Facts Constituting the Breach
The court then examined the factual allegations that constituted the breach claimed by the plaintiff. The plaintiff argued that the defendant's failure to repair the warehouse roof led directly to cargo damage, which resulted in financial losses for the plaintiff. The court acknowledged the sequence of events, including the impact of Hurricane Florence on the repair timeline and the defendant's subsequent actions that allegedly hindered the plaintiff's ability to fulfill its contractual obligations. The court accepted these facts as true for the purpose of the motion to dismiss and determined that they raised a plausible claim. The court found that the combination of the defendant’s actions and inactions created a reasonable inference of a breach of contract. Thus, the court concluded that the plaintiff had provided sufficient factual detail to support the assertion that the defendant breached its contractual duties.

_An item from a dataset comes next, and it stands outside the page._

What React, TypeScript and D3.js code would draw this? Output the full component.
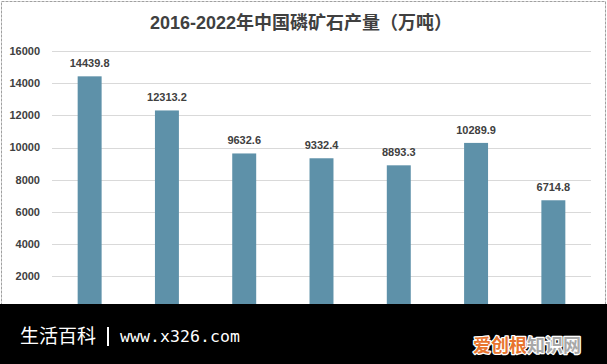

Ambiguities in Lease Terms
The court also highlighted the presence of ambiguities within the lease terms that warranted further examination. It noted that certain provisions of the lease could be interpreted in multiple ways, particularly those relating to indemnification and liability for cargo damage. The court stated that ambiguities in a contract generally require a factual determination rather than dismissal at the pleading stage. It emphasized that resolving these ambiguities would necessitate a more detailed examination of the facts as the case progressed. The court asserted that the existence of conflicting interpretations of the lease terms indicated that the matter was not suitable for resolution through a motion to dismiss. Therefore, the court decided to allow the case to proceed, concluding that the ambiguities needed to be explored further through the discovery process.
Defendant's Arguments Against Dismissal
In its review, the court considered the defendant's various arguments against the plaintiff's claims, ultimately finding them unpersuasive. The defendant contended that certain indemnity provisions and insurance coverage clauses barred the plaintiff's claims. However, the court determined that these arguments relied on disputed interpretations of the contract and did not provide sufficient basis for dismissal at this stage. The court pointed out that the plaintiff's allegations raised plausible claims that were not easily dismissed based on the defendant’s assertions. Additionally, the court clarified that references to negligence in the plaintiff's complaint did not alter the nature of the breach of contract claim into a tort claim, thereby negating the applicability of sovereign immunity. Overall, the court found that the plaintiff had adequately stated its claims, leading to the denial of the defendant's motion to dismiss.